UNITED STATES DISTRICT COURT FOR THE DISTRICT OF NEW MEXICO
Jun 3, 2016
No. 15-cv-0329 SMV/CG (D.N.M. Jun. 3, 2016)

Opinion

No. 15-cv-0329 SMV/CG

06-03-2016

KENNETHY HORN, Plaintiff, v. MESA WELL SERVICING, L.P., Defendant.


MEMORANDUM OPINION AND ORDER DENYING DEFENDANT'S MOTION FOR SUMMARY JUDGMENT

THIS MATTER is before the Court on Defendant's Motion for Summary Judgment [Doc. 50], filed February 29, 2016. Plaintiff responded on March 15, 2016. [Doc. 57]. Defendant replied on March 29, 2016. [Doc. 64]. Oral argument was held on May 31, 2016. [Doc. 78]. Having considered the briefs, oral argument, record, and relevant law, and being otherwise fully advised in the premises, the Court finds that Defendant's Motion for Summary Judgment [Doc. 50] is not well-taken and will be denied.
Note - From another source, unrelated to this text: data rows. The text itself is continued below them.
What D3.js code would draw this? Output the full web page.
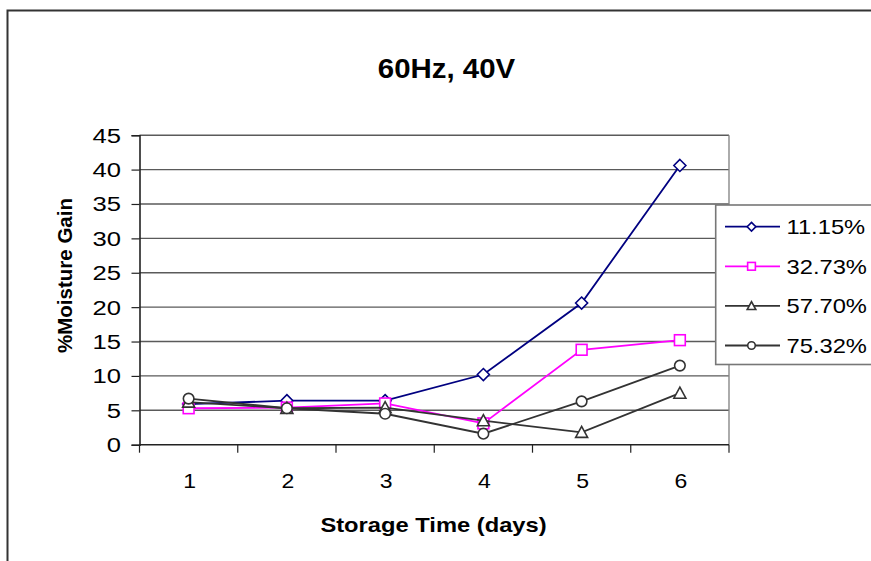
<!DOCTYPE html>
<html>
<head>
<meta charset="utf-8">
<script src="https://cdn.jsdelivr.net/npm/d3@7"></script>
<style>
  body { margin: 0; background: #fff; }
  text { font-family: "Liberation Sans", Arial, sans-serif; fill: #000; }
</style>
</head>
<body>
<div id="chart"></div>
<script>
// data
var days = [1, 2, 3, 4, 5, 6];
var seriesNames = ["11.15%", "32.73%", "57.70%", "75.32%"];
var rh1115 = [5.9, 6.4, 6.4, 10.2, 20.6, 40.6];
var rh3273 = [5.3, 5.4, 6.0, 3.1, 13.8, 15.2];
var rh5770 = [6.2, 5.3, 5.4, 3.5, 1.8, 7.5];
var rh7532 = [6.7, 5.3, 4.5, 1.6, 6.3, 11.5];
var yTicks = [0, 5, 10, 15, 20, 25, 30, 35, 40, 45];

var W = 871, H = 561;
var colors = ["#000080", "#ff00ff", "#333333", "#333333"];
var shapes = ["diamond", "square", "triangle", "circle"];
var allSeries = [rh1115, rh3273, rh5770, rh7532];

var svg = d3.select("#chart").append("svg")
  .attr("width", W).attr("height", H);

// outer chart frame (cut off right/bottom)
svg.append("path")
  .attr("d", "M7.5," + (H + 5) + "V10.5H" + (W + 5))
  .attr("fill", "none").attr("stroke", "#333").attr("stroke-width", 2);

var x = d3.scaleBand().domain(days).range([139.5, 729]);
var y = d3.scaleLinear().domain([0, 45]).range([444.7, 135.2]);

// text helper, the picture is a bit stretched sideways
function txt(g, s, px, py, size, sx, anchor, bold) {
  return g.append("text")
    .attr("transform", "translate(" + px + "," + py + ") scale(" + sx + ",1)")
    .attr("text-anchor", anchor)
    .style("font-size", size + "px")
    .style("font-weight", bold ? "bold" : "normal")
    .text(s);
}

// gridlines
svg.append("g").selectAll("line")
  .data(yTicks.filter(d => d > 0))
  .enter().append("line")
  .attr("x1", 139.5).attr("x2", 729)
  .attr("y1", d => y(d)).attr("y2", d => y(d))
  .attr("stroke", "#5a5a5a").attr("stroke-width", 1.4);

// right border of plot area
svg.append("line")
  .attr("x1", 729).attr("x2", 729)
  .attr("y1", y(45)).attr("y2", y(0))
  .attr("stroke", "#888").attr("stroke-width", 1.4);

// y axis
var yAxis = svg.append("g")
  .attr("transform", "translate(139.5,0)")
  .call(d3.axisLeft(y).tickValues(yTicks).tickSize(8).tickFormat(""));
yAxis.select(".domain").attr("stroke", "#222").attr("stroke-width", 1.6);
yAxis.selectAll(".tick line").attr("stroke", "#222").attr("stroke-width", 1.2);
yTicks.forEach(function (t) {
  txt(svg, t, 121, y(t) + 7.5, 21, 1.22, "end", false);
});

// x axis, ticks between categories
svg.append("line")
  .attr("x1", 139.5).attr("x2", 729)
  .attr("y1", y(0)).attr("y2", y(0))
  .attr("stroke", "#222").attr("stroke-width", 1.6);
var bounds = [x.range()[0]].concat(days.map(d => x(d) + x.bandwidth()));
svg.append("g").selectAll("line")
  .data(bounds).enter().append("line")
  .attr("x1", d => d).attr("x2", d => d)
  .attr("y1", y(0)).attr("y2", y(0) + 8)
  .attr("stroke", "#222").attr("stroke-width", 1.2);
days.forEach(function (d) {
  txt(svg, d, x(d) + x.bandwidth() / 2 + 1, 488, 20, 1.15, "middle", false);
});

// titles
txt(svg, "60Hz, 40V", 446.5, 78, 27, 1.09, "middle", true);
txt(svg, "Storage Time (days)", 433.5, 532, 21, 1.13, "middle", true);
svg.append("text")
  .attr("transform", "translate(72,275.5) rotate(-90)")
  .attr("text-anchor", "middle")
  .style("font-size", "20.5px").style("font-weight", "bold")
  .text("%Moisture Gain");

function marker(g, shape, cx, cy, s, col) {
  var p;
  if (shape == "diamond") {
    p = g.append("path").attr("d", "M" + cx + "," + (cy - s) + "L" + (cx + s) + "," + cy +
      "L" + cx + "," + (cy + s) + "L" + (cx - s) + "," + cy + "Z");
  } else if (shape == "square") {
    var h = s * 0.9;
    p = g.append("rect").attr("x", cx - h).attr("y", cy - h).attr("width", 2 * h).attr("height", 2 * h);
  } else if (shape == "triangle") {
    p = g.append("path").attr("d", "M" + cx + "," + (cy - s) + "L" + (cx + s) + "," + (cy + s * 0.85) +
      "L" + (cx - s) + "," + (cy + s * 0.85) + "Z");
  } else {
    p = g.append("circle").attr("cx", cx).attr("cy", cy).attr("r", s * 0.88);
  }
  p.attr("fill", "#fff").attr("stroke", col).attr("stroke-width", 1.6);
}

var cx = d => x(d) + x.bandwidth() / 2;
var line = d3.line().x((v, i) => cx(days[i])).y(v => y(v));

allSeries.forEach(function (vals, k) {
  var g = svg.append("g");
  g.append("path").attr("d", line(vals))
    .attr("fill", "none").attr("stroke", colors[k]).attr("stroke-width", 1.8);
  vals.forEach(function (v, i) {
    marker(g, shapes[k], cx(days[i]), y(v), 6, colors[k]);
  });
});

// legend
var leg = svg.append("g");
leg.append("rect")
  .attr("x", 715.7).attr("y", 205).attr("width", 170).attr("height", 159.5)
  .attr("fill", "#fff").attr("stroke", "#777").attr("stroke-width", 1.6);
seriesNames.forEach(function (n, k) {
  var ly = 226.7 + k * 39.6;
  leg.append("line").attr("x1", 725).attr("x2", 780).attr("y1", ly).attr("y2", ly)
    .attr("stroke", colors[k]).attr("stroke-width", 1.8);
  marker(leg, shapes[k], 751.5, ly, 4.3, colors[k]);
  txt(leg, n, 786.5, ly + 7.5, 21, 1.13, "start", false);
});
</script>
</body>
</html>
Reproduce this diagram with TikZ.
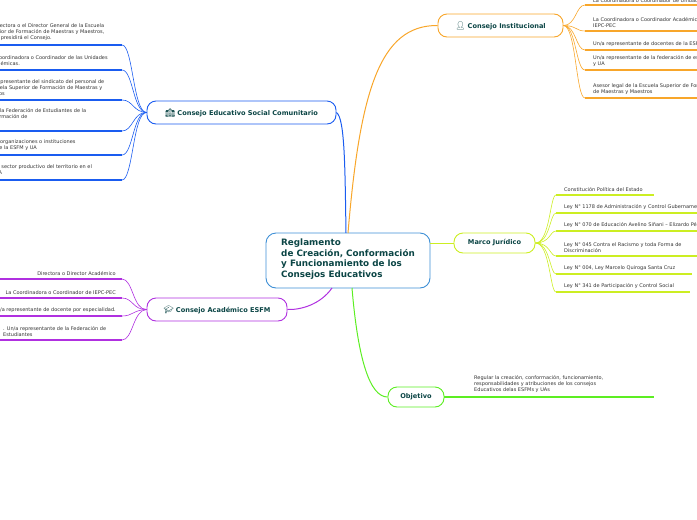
\documentclass[tikz,border=0pt]{standalone}
\usepackage{fontspec}
\setmainfont{DejaVu Sans}
\newfontfamily\emo{Noto Emoji}
\definecolor{cblue}{HTML}{3D8FD6}
\definecolor{ebl}{HTML}{1A5CF0}
\definecolor{ora}{HTML}{F8A62A}
\definecolor{yel}{HTML}{CCEE22}
\definecolor{pur}{HTML}{B030E0}
\definecolor{grn}{HTML}{5CEE22}
\definecolor{ttl}{HTML}{0B4545}
\definecolor{lft}{HTML}{333333}
\tikzset{
 br/.style={draw=#1,line width=0.9pt,rounded corners=9pt,fill=white,font=\bfseries\fontsize{6.6}{7.5}\selectfont,text=ttl,inner sep=0pt},
 lf/.style={anchor=south west,align=left,font=\fontsize{5}{6}\selectfont,text=lft,inner sep=0pt},
 ul/.style={draw=#1,line width=1.6pt},
 cn/.style={draw=#1,line width=0.6pt},
}
\begin{document}
\begin{tikzpicture}[x=1pt,y=-1pt]
\useasboundingbox (0,0) rectangle (697,520);
% central
\node[draw=cblue,line width=0.9pt,rounded corners=10pt,fill=white,minimum width=164pt,minimum height=55pt,inner sep=0pt] (c) at (348,260.5) {};
\node[anchor=north west,align=left,font=\bfseries\fontsize{8.8}{10.5}\selectfont,text=ttl,inner sep=0pt] (ct) at (281,239) {Reglamento\\de Creación, Conformación\\y Funcionamiento de los\\Consejos Educativos};
% branch nodes
\node[br=ora,minimum width=125pt,minimum height=23pt] (ci) at (500.5,25.5) {{\emo\fontsize{8}{8}\selectfont 👤}\ Consejo Institucional};
\node[br=ebl,minimum width=189pt,minimum height=23pt] (ce) at (241.5,112.5) {{\emo\fontsize{8}{8}\selectfont 🏫}\ Consejo Educativo Social Comunitario};
\node[br=pur,minimum width=140pt,minimum height=23pt] (ca) at (217,309.5) {{\emo\fontsize{8}{8}\selectfont 🎓}\ Consejo Académico ESFM};
\node[br=yel,minimum width=81pt,minimum height=20pt] (mj) at (494.5,243) {Marco Jurídico};
\node[br=grn,minimum width=56pt,minimum height=20pt] (ob) at (416,397) {Objetivo};
% main connectors
\draw[ora,line width=1pt] (348,233) .. controls (360,90) and (380,25) .. (ci.west);
\draw[ebl,line width=1pt] (346,233) .. controls (345,170) and (345,118) .. (ce.east);
\draw[pur,line width=1pt] (332,288) .. controls (320,305) and (300,310) .. (ca.east);
\draw[yel,line width=1pt] (c.east|-mj) -- (mj.west);
\draw[grn,line width=1pt] (352,288) .. controls (358,360) and (370,397) .. (ob.west);
% Consejo Educativo leaves
\foreach \n/\y in {1/45,2/70,3/100,4/131,5/155,6/180}{
 \coordinate (e\n) at (122,\y);
 \draw[ul=ebl] (-5,\y) -- (e\n);
 \draw[cn=ebl] (ce.west) .. controls (133,112) and (133,\y) .. (e\n);
}
\node[lf] (le1) at (-15,41) {La Directora o el Director General de la Escuela\\Superior de Formación de Maestras y Maestros,\\quien presidirá el Consejo.};
\node[lf] (le2) at (-12,66) {La Coordinadora o Coordinador de las Unidades\\Académicas.};
\node[lf] (le3) at (-18,96) {Un/a representante del sindicato del personal de\\la Escuela Superior de Formación de Maestras y\\Maestros};
\node[lf] (le4) at (-58,126) {Un/a representante de la Federación de Estudiantes de la\\Escuela Superior de Formación de\\\strut};
\node[lf] (le5) at (-58,151) {Un/a representante de organizaciones o instituciones\\del ámbito vinculado de la ESFM y UA};
\node[lf] (le6) at (-58,176) {Un/a representante del sector productivo del territorio en el\\ámbito de la ESFM y UA};
% Académico leaves
\foreach \n/\y in {1/279,2/298,3/316,4/340}{
 \coordinate (a\n) at (122,\y);
 \draw[ul=pur] (-5,\y) -- (a\n);
 \draw[cn=pur] (ca.west) .. controls (133,310) and (133,\y) .. (a\n);
}
\node[lf,anchor=south east] (la1) at (116,276) {Directora o Director Académico};
\node[lf,anchor=south east] (la2) at (116,295) {La Coordinadora o Coordinador de IEPC-PEC};
\node[lf,anchor=south east] (la3) at (116,313) {Un/a representante de docente por especialidad.};
\node[lf] (la4) at (3,337) {. Un/a representante de la Federación de\\Estudiantes};
% Institucional leaves
\foreach \n/\y in {1/5,2/31,3/50,4/70,5/98}{
 \coordinate (i\n) at (585,\y);
 \draw[ul=ora] (i\n) -- (700,\y);
 \draw[cn=ora] (ci.east) .. controls (576,25.5) and (576,\y) .. (i\n);
}
\node[lf] (li1) at (593,3) {La Coordinadora o Coordinador de Unidades Académicas};
\node[lf] (li2) at (593,28) {La Coordinadora o Coordinador Académico de\\IEPC-PEC};
\node[lf] (li3) at (593,47) {Un/a representante de docentes de la ESFM y UA};
\node[lf] (li4) at (593,67) {Un/a representante de la federación de estudiantes de la ESFM\\y UA};
\node[lf] (li5) at (593,95) {Asesor legal de la Escuela Superior de Formación\\de Maestras y Maestros};
% Marco Jurídico leaves
\foreach \n/\y/\e in {1/195/654,2/213/700,3/231/700,4/256/700,5/274/692,6/292/690}{
 \coordinate (m\n) at (556,\y);
 \draw[ul=yel] (m\n) -- (\e,\y);
 \draw[cn=yel] (mj.east) .. controls (550,243) and (550,\y) .. (m\n);
}
\node[lf] (lm1) at (564,192) {Constitución Política del Estado};
\node[lf] (lm2) at (564,210) {Ley N° 1178 de Administración y Control Gubernamentales};
\node[lf] (lm3) at (564,228) {Ley N° 070 de Educación Avelino Siñani – Elizardo Pérez};
\node[lf] (lm4) at (564,253) {Ley N° 045 Contra el Racismo y toda Forma de\\Discriminación};
\node[lf] (lm5) at (564,271) {Ley N° 004, Ley Marcelo Quiroga Santa Cruz};
\node[lf] (lm6) at (564,289) {Ley N° 341 de Participación y Control Social};
% Objetivo leaf
\coordinate (o1) at (654,397);
\draw[ul=grn] (ob.east) -- (o1);
\node[lf] (lo1) at (474,393) {Regular la creación, conformación, funcionamiento,\\responsabilidades y atribuciones de los consejos\\Educativos delas ESFMs y UAs};
\end{tikzpicture}
\end{document}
In addition, Plaintiff filed two documents that he refers to as appendices/supplements to his response to the Motion. [Docs. 68, 69]. [Doc. 68] has since been marked as "filed in error." [Doc. 69] contains an additional declaration from one of Plaintiff's former co-workers. Because this filing was untimely, the Court will not consider it in ruling on the Motion.

Background

Plaintiff is an African-American male who worked for Defendant from either April or May 2013 to December 2013. Compare [Doc. 50] at 2, with [Doc. 50-4] at 2. On April 22, 2015, Plaintiff filed this lawsuit alleging hostile work environment, racial discrimination, and retaliation under 42 U.S.C. § 1981. [Doc. 1]. According to Plaintiff, his co-workers and supervisors harassed him with racial slurs and comments "on a daily basis" during the eight or nine months he worked for Defendant. Id. at 2-4. Plaintiff alleges that he was purposely left behind at work sites. Id. at 3. He further alleges that he complained about the way he was being treated, but that his complaints were ignored. Id. at 4. Finally, he alleges that an operator injured Plaintiff by hitting him with a piece of equipment, causing him to miss three days of work, and that this absence led to his termination "without good cause." Id. at 3-4. According to Defendant, Plaintiff voluntarily resigned. [Doc. 9] at 3. Neither party has submitted materials that clarify the circumstances leading up to Plaintiff's departure.

Defendant filed a Motion for Summary Judgment ("Motion") on February 29, 2016. [Doc. 50]. The Motion is based entirely on Plaintiff's deposition testimony in an earlier lawsuit ("the Bull Rogers lawsuit"). See Horn v. Bull Rogers, Inc., No. 13-cv-0177 KG/GBW (D.N.M. filed Feb. 22, 2013). In 2013, Plaintiff sued his then-employer Bull Rogers, alleging racial harassment and constructive discharge. [Doc. 50-2] at 7-8.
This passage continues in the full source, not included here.